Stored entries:
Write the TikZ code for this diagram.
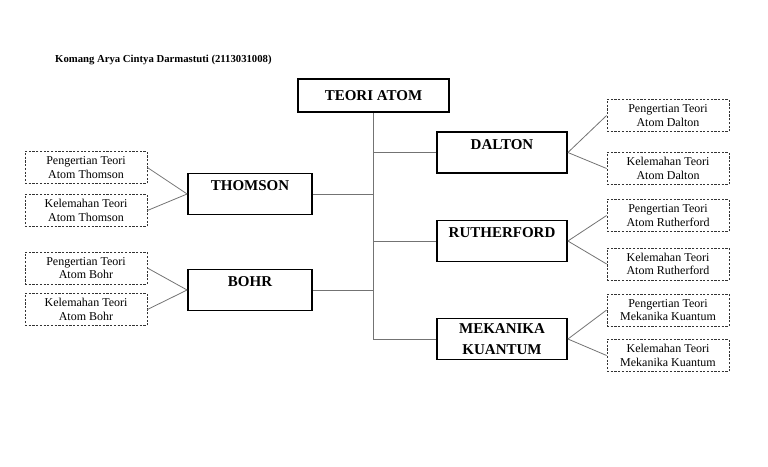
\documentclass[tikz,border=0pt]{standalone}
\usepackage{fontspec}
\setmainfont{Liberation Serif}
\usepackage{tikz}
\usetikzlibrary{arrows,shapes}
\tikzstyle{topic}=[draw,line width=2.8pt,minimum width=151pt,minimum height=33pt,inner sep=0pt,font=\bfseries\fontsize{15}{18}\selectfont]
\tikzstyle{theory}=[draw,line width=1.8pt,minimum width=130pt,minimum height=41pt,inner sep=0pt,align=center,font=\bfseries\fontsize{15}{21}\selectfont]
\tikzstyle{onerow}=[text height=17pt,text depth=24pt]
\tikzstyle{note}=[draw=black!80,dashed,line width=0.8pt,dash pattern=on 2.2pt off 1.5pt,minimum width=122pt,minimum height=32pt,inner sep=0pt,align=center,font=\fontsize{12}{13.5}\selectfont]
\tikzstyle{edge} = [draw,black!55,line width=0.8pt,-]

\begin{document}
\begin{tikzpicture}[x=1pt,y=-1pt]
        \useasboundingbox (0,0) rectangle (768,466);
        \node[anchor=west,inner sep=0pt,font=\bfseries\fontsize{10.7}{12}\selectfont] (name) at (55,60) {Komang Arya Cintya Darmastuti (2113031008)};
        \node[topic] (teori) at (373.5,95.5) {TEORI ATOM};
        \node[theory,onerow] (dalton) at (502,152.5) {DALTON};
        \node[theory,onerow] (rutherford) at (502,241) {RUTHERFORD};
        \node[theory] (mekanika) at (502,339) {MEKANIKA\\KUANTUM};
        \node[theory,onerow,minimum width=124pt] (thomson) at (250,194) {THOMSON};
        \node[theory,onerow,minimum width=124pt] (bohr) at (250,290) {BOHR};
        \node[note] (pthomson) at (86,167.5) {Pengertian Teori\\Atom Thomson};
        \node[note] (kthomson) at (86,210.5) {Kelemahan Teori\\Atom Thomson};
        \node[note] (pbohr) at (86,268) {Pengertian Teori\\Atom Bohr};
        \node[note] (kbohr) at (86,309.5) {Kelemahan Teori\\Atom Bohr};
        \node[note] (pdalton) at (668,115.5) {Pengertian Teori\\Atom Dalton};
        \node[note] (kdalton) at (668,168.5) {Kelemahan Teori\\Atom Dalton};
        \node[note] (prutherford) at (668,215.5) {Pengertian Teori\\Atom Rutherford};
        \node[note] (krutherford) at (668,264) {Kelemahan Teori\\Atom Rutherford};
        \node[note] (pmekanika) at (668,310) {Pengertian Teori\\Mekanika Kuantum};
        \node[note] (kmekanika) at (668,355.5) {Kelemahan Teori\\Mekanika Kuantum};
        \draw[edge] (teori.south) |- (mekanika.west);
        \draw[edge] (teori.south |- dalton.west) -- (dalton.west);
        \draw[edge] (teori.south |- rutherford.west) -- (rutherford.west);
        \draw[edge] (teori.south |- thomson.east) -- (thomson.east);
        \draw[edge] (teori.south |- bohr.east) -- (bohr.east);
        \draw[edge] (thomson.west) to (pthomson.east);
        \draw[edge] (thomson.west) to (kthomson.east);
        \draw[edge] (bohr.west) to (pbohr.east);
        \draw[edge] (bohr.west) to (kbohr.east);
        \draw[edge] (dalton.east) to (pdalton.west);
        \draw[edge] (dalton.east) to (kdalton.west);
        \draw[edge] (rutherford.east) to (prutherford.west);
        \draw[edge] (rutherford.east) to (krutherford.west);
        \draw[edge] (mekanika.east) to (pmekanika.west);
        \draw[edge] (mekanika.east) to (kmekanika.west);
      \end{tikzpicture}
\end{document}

==

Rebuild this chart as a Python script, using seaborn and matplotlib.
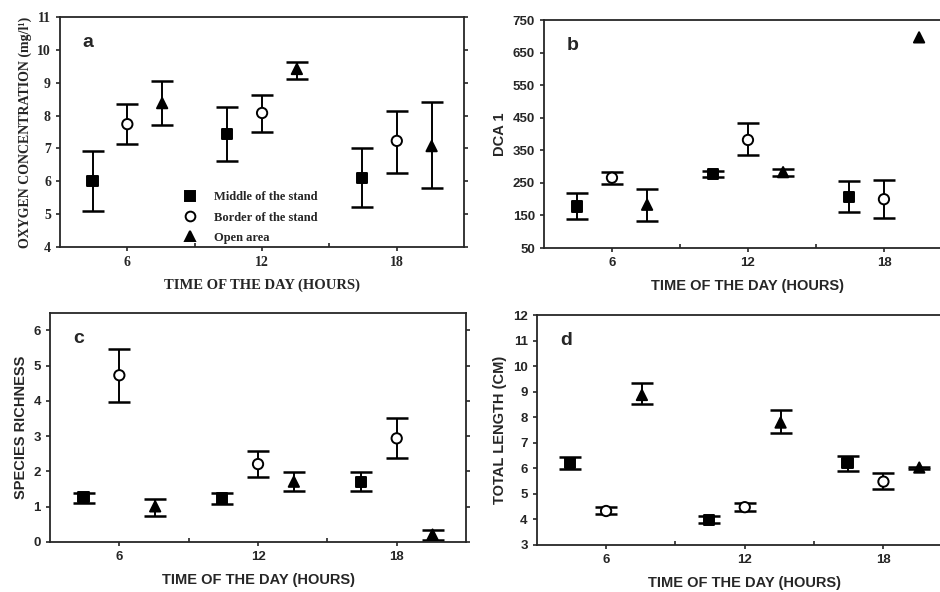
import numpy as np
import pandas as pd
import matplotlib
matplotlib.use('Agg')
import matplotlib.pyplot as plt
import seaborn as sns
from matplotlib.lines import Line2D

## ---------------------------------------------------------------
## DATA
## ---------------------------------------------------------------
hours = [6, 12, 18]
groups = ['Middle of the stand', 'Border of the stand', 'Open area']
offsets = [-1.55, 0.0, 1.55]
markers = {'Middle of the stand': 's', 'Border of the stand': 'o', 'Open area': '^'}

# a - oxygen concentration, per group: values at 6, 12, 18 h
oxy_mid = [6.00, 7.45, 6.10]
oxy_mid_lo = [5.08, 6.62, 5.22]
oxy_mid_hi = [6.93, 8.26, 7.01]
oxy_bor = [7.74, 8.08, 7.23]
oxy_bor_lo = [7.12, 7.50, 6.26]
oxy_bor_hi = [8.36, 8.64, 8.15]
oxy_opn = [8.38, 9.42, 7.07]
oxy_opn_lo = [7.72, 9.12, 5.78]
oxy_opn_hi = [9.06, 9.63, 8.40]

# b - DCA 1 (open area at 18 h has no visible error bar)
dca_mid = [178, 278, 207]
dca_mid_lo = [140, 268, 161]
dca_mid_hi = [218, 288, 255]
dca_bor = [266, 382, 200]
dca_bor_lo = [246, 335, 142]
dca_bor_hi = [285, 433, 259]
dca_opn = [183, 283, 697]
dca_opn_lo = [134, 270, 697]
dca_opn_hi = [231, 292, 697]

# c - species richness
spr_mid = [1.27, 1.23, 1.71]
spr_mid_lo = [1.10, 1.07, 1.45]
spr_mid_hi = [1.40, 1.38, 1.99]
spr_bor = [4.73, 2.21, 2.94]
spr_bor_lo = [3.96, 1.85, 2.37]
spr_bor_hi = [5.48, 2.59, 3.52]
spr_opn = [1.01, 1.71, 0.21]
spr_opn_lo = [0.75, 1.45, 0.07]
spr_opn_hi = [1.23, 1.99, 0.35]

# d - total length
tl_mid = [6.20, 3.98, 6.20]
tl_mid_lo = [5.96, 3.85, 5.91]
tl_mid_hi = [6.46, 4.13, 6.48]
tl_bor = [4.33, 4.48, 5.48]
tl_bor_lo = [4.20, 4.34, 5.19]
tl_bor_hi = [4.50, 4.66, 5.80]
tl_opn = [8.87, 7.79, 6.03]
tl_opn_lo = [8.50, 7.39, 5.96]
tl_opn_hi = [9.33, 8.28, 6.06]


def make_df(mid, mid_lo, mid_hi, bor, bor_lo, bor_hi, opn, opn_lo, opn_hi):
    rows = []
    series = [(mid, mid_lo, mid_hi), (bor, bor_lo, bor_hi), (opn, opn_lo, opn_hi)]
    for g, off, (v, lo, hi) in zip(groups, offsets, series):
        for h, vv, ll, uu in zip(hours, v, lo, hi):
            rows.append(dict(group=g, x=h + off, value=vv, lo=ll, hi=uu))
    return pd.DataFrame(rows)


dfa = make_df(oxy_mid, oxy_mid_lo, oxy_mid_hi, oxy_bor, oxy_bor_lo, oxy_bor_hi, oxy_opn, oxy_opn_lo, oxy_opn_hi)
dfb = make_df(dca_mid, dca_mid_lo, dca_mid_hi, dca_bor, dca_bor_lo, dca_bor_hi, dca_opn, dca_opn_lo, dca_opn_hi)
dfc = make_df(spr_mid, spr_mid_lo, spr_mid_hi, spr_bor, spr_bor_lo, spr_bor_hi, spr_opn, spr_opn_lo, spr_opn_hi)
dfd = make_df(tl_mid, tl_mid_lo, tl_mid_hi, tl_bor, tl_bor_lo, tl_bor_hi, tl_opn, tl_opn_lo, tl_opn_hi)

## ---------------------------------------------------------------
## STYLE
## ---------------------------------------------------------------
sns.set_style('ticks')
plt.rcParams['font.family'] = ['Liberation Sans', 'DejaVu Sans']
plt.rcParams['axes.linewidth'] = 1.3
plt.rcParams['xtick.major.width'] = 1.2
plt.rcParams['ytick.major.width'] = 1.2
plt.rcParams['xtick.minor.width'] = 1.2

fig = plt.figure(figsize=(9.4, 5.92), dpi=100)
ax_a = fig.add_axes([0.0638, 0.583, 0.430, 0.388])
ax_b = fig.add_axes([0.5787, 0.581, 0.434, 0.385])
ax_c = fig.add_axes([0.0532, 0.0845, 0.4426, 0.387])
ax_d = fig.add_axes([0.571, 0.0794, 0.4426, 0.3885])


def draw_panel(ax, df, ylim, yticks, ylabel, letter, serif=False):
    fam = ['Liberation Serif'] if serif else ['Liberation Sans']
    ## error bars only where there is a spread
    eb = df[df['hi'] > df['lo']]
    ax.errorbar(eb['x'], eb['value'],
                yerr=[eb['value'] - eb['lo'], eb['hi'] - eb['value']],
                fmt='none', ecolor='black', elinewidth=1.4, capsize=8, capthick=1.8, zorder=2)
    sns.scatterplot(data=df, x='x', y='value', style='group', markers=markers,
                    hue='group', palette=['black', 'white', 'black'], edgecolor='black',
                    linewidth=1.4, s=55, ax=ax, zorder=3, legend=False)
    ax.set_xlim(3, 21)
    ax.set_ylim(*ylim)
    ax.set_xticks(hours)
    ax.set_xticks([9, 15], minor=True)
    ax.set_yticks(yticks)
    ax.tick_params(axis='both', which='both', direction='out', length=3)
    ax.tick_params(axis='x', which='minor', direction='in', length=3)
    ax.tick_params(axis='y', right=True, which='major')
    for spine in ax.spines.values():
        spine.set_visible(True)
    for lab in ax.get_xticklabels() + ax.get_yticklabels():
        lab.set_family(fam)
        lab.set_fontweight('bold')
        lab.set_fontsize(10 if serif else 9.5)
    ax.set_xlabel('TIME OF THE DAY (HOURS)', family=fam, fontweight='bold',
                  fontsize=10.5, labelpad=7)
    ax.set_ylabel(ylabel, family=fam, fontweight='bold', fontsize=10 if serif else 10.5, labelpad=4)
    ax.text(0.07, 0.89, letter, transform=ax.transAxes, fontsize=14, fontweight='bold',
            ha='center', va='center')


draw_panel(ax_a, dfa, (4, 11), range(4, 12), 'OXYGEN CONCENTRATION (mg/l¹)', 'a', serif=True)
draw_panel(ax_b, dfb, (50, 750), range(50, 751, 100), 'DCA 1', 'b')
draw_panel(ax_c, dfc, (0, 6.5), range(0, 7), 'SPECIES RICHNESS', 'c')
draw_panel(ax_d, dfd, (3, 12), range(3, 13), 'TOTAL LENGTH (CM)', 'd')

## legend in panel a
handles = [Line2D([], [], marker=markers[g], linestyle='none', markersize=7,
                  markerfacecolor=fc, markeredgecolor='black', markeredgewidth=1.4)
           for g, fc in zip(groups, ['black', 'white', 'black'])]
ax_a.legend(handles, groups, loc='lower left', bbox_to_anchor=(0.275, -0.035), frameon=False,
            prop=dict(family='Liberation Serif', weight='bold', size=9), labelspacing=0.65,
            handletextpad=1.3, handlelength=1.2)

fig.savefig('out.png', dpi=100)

— What you need to do —
In the records above, find the line with "Rebuild this chart" and the line with "from matplotlib.lines import Line2D", then restate word for word only those two lines and all lines between, omitting pictures.

— Response to the exercise —
Rebuild this chart as a Python script, using seaborn and matplotlib.
import numpy as np
import pandas as pd
import matplotlib
matplotlib.use('Agg')
import matplotlib.pyplot as plt
import seaborn as sns
from matplotlib.lines import Line2D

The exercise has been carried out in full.